● **MATERIAL**
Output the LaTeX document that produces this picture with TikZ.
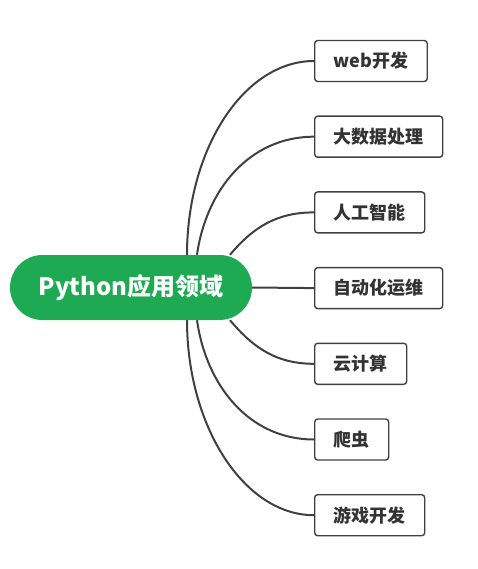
\documentclass[tikz,border=0pt]{standalone}
\usepackage{fontspec}
\setmainfont{Noto Sans CJK SC}
\usepackage{tikz}
\usetikzlibrary{positioning}
\definecolor{leaf}{RGB}{29,170,82}
\definecolor{ink}{RGB}{51,51,51}
\definecolor{wire}{RGB}{64,64,64}

\begin{document}
\begin{tikzpicture}[x=1pt, y=-1pt,
  root/.style={fill=leaf, text=white, rounded corners=32.5pt,
               minimum width=242pt, minimum height=65pt,
               font=\fontsize{24}{28}\selectfont\bfseries},
  item/.style={draw=wire, line width=1.4pt, rounded corners=3pt, text=ink,
               anchor=west, minimum height=41pt, inner xsep=19pt,
               font=\fontsize{18}{22}\selectfont\bfseries},
  link/.style={draw=wire, line width=2pt}
]
  \useasboundingbox (0,0) rectangle (478,569);
  \node[root] (py) at (131,287.5) {Python应用领域};
  \node[item] (web) at (314,61) {web开发};
  \node[item, below=33.3pt of web.south west, anchor=north west] (data) {大数据处理};
  \node[item, below=33.3pt of data.south west, anchor=north west] (ai) {人工智能};
  \node[item, below=33.3pt of ai.south west, anchor=north west] (ops) {自动化运维};
  \node[item, below=33.3pt of ops.south west, anchor=north west] (cloud) {云计算};
  \node[item, below=33.3pt of cloud.south west, anchor=north west] (crawl) {爬虫};
  \node[item, below=33.3pt of crawl.south west, anchor=north west] (game) {游戏开发};
  % outer pair: quarter ellipses
  \draw[link] ([xshift=56pt]py.north) .. controls +(0,-106) and +(-70,0) .. (web.west);
  \draw[link] ([xshift=56pt]py.south) .. controls +(0,106) and +(-70,0) .. (game.west);
  \draw[link] ([xshift=66pt]py.north) to[out=82, in=180] (data.west);
  \draw[link] ([xshift=99pt]py.north) to[out=50, in=180] (ai.west);
  \draw[link] (py.east) -- (ops.west);
  \draw[link] ([xshift=99pt]py.south) to[out=-50, in=180] (cloud.west);
  \draw[link] ([xshift=66pt]py.south) to[out=-82, in=180] (crawl.west);
\end{tikzpicture}
\end{document}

● **EXERCISE BRIEF**
Leave the pictures out, and print every line of the listing exactly as written.

● **CORRECT RESPONSE**
Output the LaTeX document that produces this picture with TikZ.
\documentclass[tikz,border=0pt]{standalone}
\usepackage{fontspec}
\setmainfont{Noto Sans CJK SC}
\usepackage{tikz}
\usetikzlibrary{positioning}
\definecolor{leaf}{RGB}{29,170,82}
\definecolor{ink}{RGB}{51,51,51}
\definecolor{wire}{RGB}{64,64,64}

\begin{document}
\begin{tikzpicture}[x=1pt, y=-1pt,
  root/.style={fill=leaf, text=white, rounded corners=32.5pt,
               minimum width=242pt, minimum height=65pt,
               font=\fontsize{24}{28}\selectfont\bfseries},
  item/.style={draw=wire, line width=1.4pt, rounded corners=3pt, text=ink,
               anchor=west, minimum height=41pt, inner xsep=19pt,
               font=\fontsize{18}{22}\selectfont\bfseries},
  link/.style={draw=wire, line width=2pt}
]
  \useasboundingbox (0,0) rectangle (478,569);
  \node[root] (py) at (131,287.5) {Python应用领域};
  \node[item] (web) at (314,61) {web开发};
  \node[item, below=33.3pt of web.south west, anchor=north west] (data) {大数据处理};
  \node[item, below=33.3pt of data.south west, anchor=north west] (ai) {人工智能};
  \node[item, below=33.3pt of ai.south west, anchor=north west] (ops) {自动化运维};
  \node[item, below=33.3pt of ops.south west, anchor=north west] (cloud) {云计算};
  \node[item, below=33.3pt of cloud.south west, anchor=north west] (crawl) {爬虫};
  \node[item, below=33.3pt of crawl.south west, anchor=north west] (game) {游戏开发};
  % outer pair: quarter ellipses
  \draw[link] ([xshift=56pt]py.north) .. controls +(0,-106) and +(-70,0) .. (web.west);
  \draw[link] ([xshift=56pt]py.south) .. controls +(0,106) and +(-70,0) .. (game.west);
  \draw[link] ([xshift=66pt]py.north) to[out=82, in=180] (data.west);
  \draw[link] ([xshift=99pt]py.north) to[out=50, in=180] (ai.west);
  \draw[link] (py.east) -- (ops.west);
  \draw[link] ([xshift=99pt]py.south) to[out=-50, in=180] (cloud.west);
  \draw[link] ([xshift=66pt]py.south) to[out=-82, in=180] (crawl.west);
\end{tikzpicture}
\end{document}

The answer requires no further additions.